Alguns sabichões insistem, apesar de tudo que aconteceu, em que a culpa de alguma maneira cabe a Obama. Por que ele não pode conversar com Boehner da mesma forma que Tip O'Neill conversava com Ronald Reagan? Mas O'Neill não liderava um partido cuja base exigia que ele paralisasse o governo a não ser que Reagan revogasse seus cortes de impostos, e O'Neill tampouco enfrentava lideranças dispostas a depô-lo da presidência da Câmara ao primeiro sinal de compromisso.

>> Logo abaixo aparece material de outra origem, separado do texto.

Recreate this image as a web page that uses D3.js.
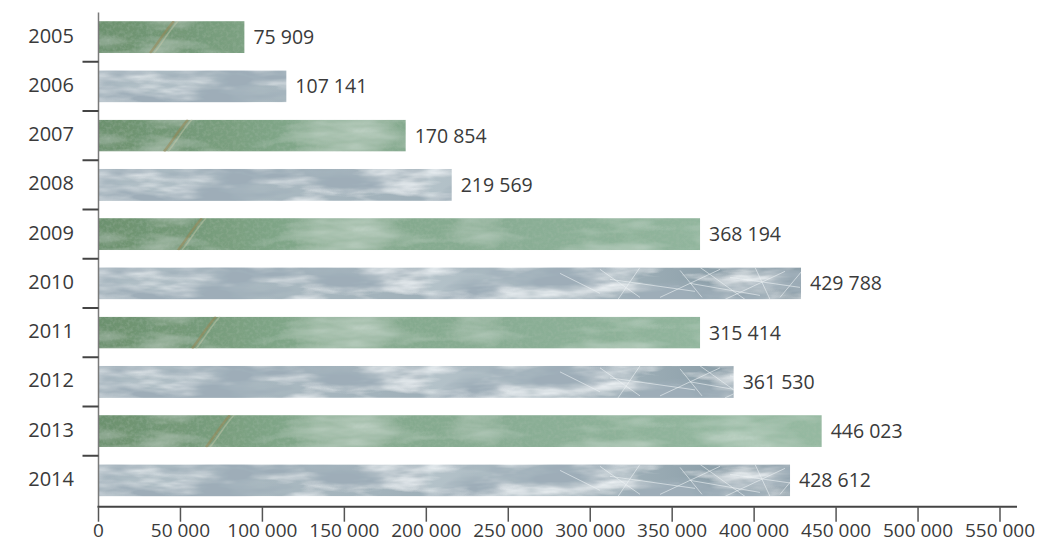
<html>
<head>
<meta charset="utf-8">
<style>
  body { margin: 0; background: #fff; }
  text { font-family: "Open Sans", sans-serif; fill: #3a3a3a; }
</style>
</head>
<body>
<script src="https://d3js.org/d3.v7.min.js"></script>
<div id="chart"></div>
<script>
// data
var years = ["2005", "2006", "2007", "2008", "2009", "2010", "2011", "2012", "2013", "2014"];
// printed values
var labelValues = [75909, 107141, 170854, 219569, 368194, 429788, 315414, 361530, 446023, 428612];
// bar lengths as drawn in the picture (they do not follow the printed values exactly)
var barValues = [89000, 114600, 187400, 215500, 367000, 428600, 367000, 387500, 441200, 421900];
var xTicks = [0, 50000, 100000, 150000, 200000, 250000, 300000, 350000, 400000, 450000, 500000, 550000];

var width = 1039, height = 542;
var svg = d3.select("#chart").append("svg")
    .attr("width", width).attr("height", height);

var fmt = d3.formatLocale({decimal: ",", thousands: "\u00a0", grouping: [3], currency: ["", ""]}).format(",d");

var x = d3.scaleLinear().domain([0, 550000]).range([98.5, 1000]);
var y = d3.scaleBand().domain(years).range([12.5, 505]).paddingInner(0.35).paddingOuter(0.175);
var bh = y.bandwidth();

var defs = svg.append("defs");

// ---- textures ----
function grad(id, stops) {
    var g = defs.append("linearGradient").attr("id", id)
        .attr("gradientUnits", "userSpaceOnUse")
        .attr("x1", 98.5).attr("x2", 1017).attr("y1", 0).attr("y2", 0);
    stops.forEach(function(s) { g.append("stop").attr("offset", s[0]).attr("stop-color", s[1]); });
}
grad("gGreen", [[0, "#6c916e"], [0.1, "#759a79"], [0.2, "#80a688"], [0.45, "#89ad94"], [0.7, "#93b79f"], [1, "#9cbea6"]]);
grad("gGrey", [[0, "#b2c0c7"], [0.2, "#a9b8c0"], [0.35, "#a0b0b9"], [0.36, "#b4c2c9"], [0.55, "#a3b3bb"], [0.68, "#8c9fa9"], [0.82, "#7f929c"], [1, "#93a5ae"]]);

var fg = defs.append("filter").attr("id", "fGreen")
    .attr("x", 0).attr("y", 0).attr("width", 1).attr("height", 1);
fg.append("feTurbulence").attr("type", "fractalNoise").attr("baseFrequency", "0.01 0.04")
    .attr("numOctaves", 4).attr("seed", 4).attr("result", "n1");
fg.append("feColorMatrix").attr("in", "n1").attr("type", "matrix")
    .attr("values", "0 0 0 0 0.76  0 0 0 0 0.85  0 0 0 0 0.8  1.2 0 0 0 -0.52").attr("result", "light");
fg.append("feTurbulence").attr("type", "fractalNoise").attr("baseFrequency", "0.3 0.3")
    .attr("numOctaves", 2).attr("seed", 11).attr("result", "n2");
fg.append("feColorMatrix").attr("in", "n2").attr("type", "matrix")
    .attr("values", "0 0 0 0 0.4  0 0 0 0 0.52  0 0 0 0 0.42  0.6 0 0 0 -0.25").attr("result", "dark");
var fgm = fg.append("feMerge").attr("result", "m");
fgm.append("feMergeNode").attr("in", "SourceGraphic");
fgm.append("feMergeNode").attr("in", "light");
fgm.append("feMergeNode").attr("in", "dark");
fg.append("feComposite").attr("in", "m").attr("in2", "SourceAlpha").attr("operator", "in");

var fr = defs.append("filter").attr("id", "fGrey")
    .attr("x", 0).attr("y", 0).attr("width", 1).attr("height", 1);
fr.append("feTurbulence").attr("type", "fractalNoise").attr("baseFrequency", "0.011 0.045")
    .attr("numOctaves", 4).attr("seed", 2).attr("result", "n1");
fr.append("feColorMatrix").attr("in", "n1").attr("type", "matrix")
    .attr("values", "0 0 0 0 0.34  0 0 0 0 0.42  0 0 0 0 0.48  3.2 0 0 0 -1.25").attr("result", "dark");
fr.append("feTurbulence").attr("type", "fractalNoise").attr("baseFrequency", "0.014 0.06")
    .attr("numOctaves", 4).attr("seed", 9).attr("result", "n2");
fr.append("feColorMatrix").attr("in", "n2").attr("type", "matrix")
    .attr("values", "0 0 0 0 0.9  0 0 0 0 0.93  0 0 0 0 0.95  2.4 0 0 0 -1.0").attr("result", "white");
var frm = fr.append("feMerge").attr("result", "m");
frm.append("feMergeNode").attr("in", "SourceGraphic");
frm.append("feMergeNode").attr("in", "white");
frm.append("feMergeNode").attr("in", "dark");
fr.append("feComposite").attr("in", "m").attr("in2", "SourceAlpha").attr("operator", "in");

defs.append("filter").attr("id", "soft").append("feGaussianBlur").attr("stdDeviation", 0.7);

// crack lines on the grey stone (texture decoration)
var cracks = [[600, 2, 640, 30], [640, 0, 618, 32], [680, 3, 702, 30], [700, 0, 745, 32], [725, 32, 785, 4],
              [755, 0, 770, 32], [610, 12, 695, 24], [780, 30, 805, 0], [660, 30, 720, 2], [730, 10, 800, 20],
              [560, 6, 600, 26], [690, 16, 760, 28]];

// ---- bars ----
var bars = svg.selectAll(".bar").data(years).enter().append("g")
    .attr("class", "bar")
    .attr("transform", function(d) { return "translate(0," + y(d) + ")"; });

bars.append("clipPath").attr("id", function(d, i) { return "clip" + i; })
    .append("rect")
    .attr("x", x(0)).attr("y", 0)
    .attr("width", function(d, i) { return x(barValues[i]) - x(0); })
    .attr("height", bh);

var tex = bars.append("g").attr("clip-path", function(d, i) { return "url(#clip" + i + ")"; });

tex.append("rect")
    .attr("x", 98.5).attr("y", 0).attr("width", 920).attr("height", bh)
    .attr("fill", function(d, i) { return i % 2 === 0 ? "url(#gGreen)" : "url(#gGrey)"; })
    .attr("filter", function(d, i) { return i % 2 === 0 ? "url(#fGreen)" : "url(#fGrey)"; });

// faint brown vein on the green stone
tex.filter(function(d, i) { return i % 2 === 0; }).each(function(d, i) {
    var vx = 150 + i * 14;
    var g = d3.select(this);
    g.append("path")
        .attr("d", "M" + vx + "," + bh + " C" + (vx + 8) + "," + (bh * 0.7) + " " + (vx + 14) + "," + (bh * 0.35) + " " + (vx + 24) + ",0")
        .attr("fill", "none").attr("stroke", "#9a8450").attr("stroke-width", 2.5).attr("opacity", 0.5)
        .attr("filter", "url(#soft)");
    g.append("path")
        .attr("d", "M" + (vx + 4) + "," + bh + " C" + (vx + 12) + "," + (bh * 0.7) + " " + (vx + 18) + "," + (bh * 0.35) + " " + (vx + 28) + ",0")
        .attr("fill", "none").attr("stroke", "#c9cbae").attr("stroke-width", 1.5).attr("opacity", 0.45)
        .attr("filter", "url(#soft)");
});

tex.filter(function(d, i) { return i % 2 === 1; }).each(function() {
    d3.select(this).selectAll("line").data(cracks).enter().append("line")
        .attr("x1", function(c) { return c[0]; }).attr("y1", function(c) { return c[1] * bh / 32; })
        .attr("x2", function(c) { return c[2]; }).attr("y2", function(c) { return c[3] * bh / 32; })
        .attr("stroke", "#eef3f5").attr("stroke-width", 1).attr("opacity", 0.6);
});

// value labels
bars.append("text")
    .attr("x", function(d, i) { return x(barValues[i]) + 9; })
    .attr("y", bh / 2 + 7)
    .attr("font-size", 19.5)
    .text(function(d, i) { return fmt(labelValues[i]); });

// ---- axes ----
svg.append("line")
    .attr("x1", x(0)).attr("x2", x(0)).attr("y1", 12.5).attr("y2", 507)
    .attr("stroke", "#7a7a7a").attr("stroke-width", 1.5);

var gap = y.step() - bh;
svg.selectAll(".ytick").data(years.slice(1)).enter().append("line")
    .attr("x1", x(0) - 16).attr("x2", x(0))
    .attr("y1", function(d) { return y(d) - gap / 2; })
    .attr("y2", function(d) { return y(d) - gap / 2; })
    .attr("stroke", "#444").attr("stroke-width", 2);

svg.selectAll(".ylab").data(years).enter().append("text")
    .attr("x", 74)
    .attr("y", function(d) { return y(d) + bh / 2 + 5.5; })
    .attr("text-anchor", "end")
    .attr("font-size", 20)
    .text(function(d) { return d; });

svg.append("line")
    .attr("x1", x(0) - 1).attr("x2", 1017).attr("y1", 506.7).attr("y2", 506.7)
    .attr("stroke", "#444").attr("stroke-width", 2);

svg.selectAll(".xtick").data(xTicks).enter().append("line")
    .attr("x1", function(d) { return x(d); }).attr("x2", function(d) { return x(d); })
    .attr("y1", 506.7).attr("y2", 521.7)
    .attr("stroke", "#555").attr("stroke-width", 1.5);

svg.selectAll(".xlab").data(xTicks).enter().append("text")
    .attr("x", function(d) { return x(d); })
    .attr("y", 537)
    .attr("text-anchor", "middle")
    .attr("font-size", 19)
    .text(function(d) { return fmt(d); });
</script>
</body>
</html>
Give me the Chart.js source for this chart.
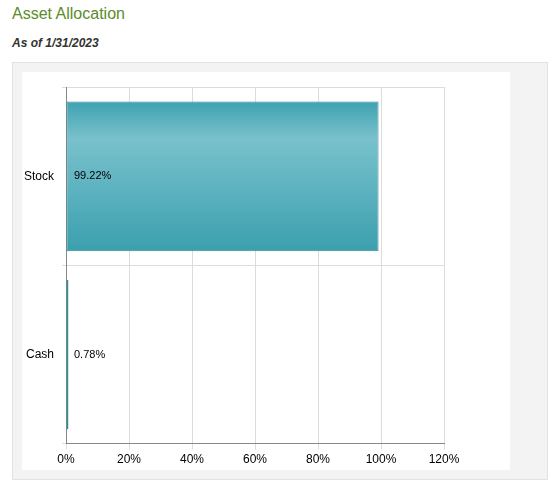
<!DOCTYPE html>
<html><head><meta charset="utf-8">
<script src="https://cdn.jsdelivr.net/npm/chart.js@4"></script>
<style>
body{margin:0;background:#fff;font-family:Arial,"Liberation Sans",sans-serif;}
#t{position:absolute;left:12px;top:5px;font-size:16px;color:#5b8c2a;}
#s{position:absolute;left:12px;top:36px;font-size:12px;font-weight:bold;font-style:italic;color:#333;}
#box{position:absolute;left:12px;top:62px;width:536px;height:418px;background:#f3f3f3;border:1px solid #e2e2e2;box-sizing:border-box;}
#in{position:absolute;left:22px;top:72px;width:488px;height:398px;background:#fff;}
</style></head><body>
<div id="t">Asset Allocation</div>
<div id="s">As of 1/31/2023</div>
<div id="box"></div>
<div id="in"><canvas id="c" width="488" height="398"></canvas></div>
<script>
const categories=["Stock","Cash"];
const values=[99.22,0.78];
const tickLabels=["0%","20%","40%","60%","80%","100%","120%"];
const labelPlugin={id:'lbl',afterDatasetsDraw(ch){const ctx=ch.ctx,x=ch.scales.x,y=ch.scales.y;ctx.save();ctx.font='11px Arial';ctx.fillStyle='#000';ctx.textBaseline='middle';values.forEach((v,i)=>{ctx.fillText(v.toFixed(2)+'%',x.getPixelForValue(0)+8,y.getPixelForValue(i));});ctx.restore();}};
new Chart(document.getElementById('c'),{type:'bar',
data:{labels:categories,datasets:[{data:values,
backgroundColor:(c)=>{const a=c.chart.chartArea;if(!a)return '#4aa9b7';const y=c.chart.scales.y;const half=(a.bottom-a.top)/categories.length*0.84/2;const cy=y.getPixelForValue(c.dataIndex);const g=c.chart.ctx.createLinearGradient(0,cy-half,0,cy+half);g.addColorStop(0,'#3ea2b1');g.addColorStop(0.25,'#79c1cc');g.addColorStop(0.6,'#5cb2bf');g.addColorStop(1,'#3c9fae');return g;},
borderColor:'#2f8a97',borderWidth:1,borderSkipped:false,categoryPercentage:0.84,barPercentage:1}]},
options:{indexAxis:'y',responsive:false,animation:false,devicePixelRatio:1,
layout:{padding:{top:5,right:66,left:0,bottom:0}},
plugins:{legend:{display:false},tooltip:{enabled:false}},
scales:{x:{min:0,max:120,ticks:{stepSize:20,color:'#000',font:{size:12,family:'Arial'},callback:(v,i)=>tickLabels[i]},grid:{color:'#dcdcdc',drawTicks:true,tickLength:6},border:{color:'#888'}},
y:{ticks:{color:'#000',font:{size:12,family:'Arial'},padding:8},grid:{color:'#dcdcdc',offset:true,tickLength:4},border:{color:'#888'},afterFit(s){s.width=44;}}}},
plugins:[labelPlugin]});
</script>
</body></html>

Não, essa história gira só em torno do Partido Republicano. Primeiro veio a "estratégia sul", com a qual a elite republicana explorou cinicamente as reações racistas a fim de promover metas econômicas, principalmente reduzir os impostos dos ricos e desregulamentar mercados. Com o tempo, esse conceito evoluiu para o que podemos definir como "a estratégia da loucura", com a qual elite explora a paranoia que sempre foi um fator na política norte-americana - Hillary matou Vince Foster! Obama nasceu no Quênia! A reforma de saúde causará mortes! - a fim de promover os mesmos objetivos.

Mas agora vivemos um terceiro estágio, no qual a elite perdeu o controle do monstro de Frankenstein que ela mesma criou.

Por isso podemos testemunhar o hilariante espetáculo de Karl Rove apelando, em entrevista ao "Wall Street Journal", que os republicanos reconheçam a realidade de que não há como cancelar as verbas da reforma da saúde de Obama. Por que hilariante? Porque Rove e seus colegas passaram décadas tentando garantir que a base republicana viva em uma realidade alternativa definida por Rush Limbaugh e a Fox News. Vale bem dizer que "o feitiço se virou contra o feiticeiro..."

É claro que os confrontos iminentes provavelmente prejudicarão o país como um todo, e não a imagem do Partido Republicano. Mas era claro que esse momento da verdade político aconteceria cedo ou tarde. Que venha agora.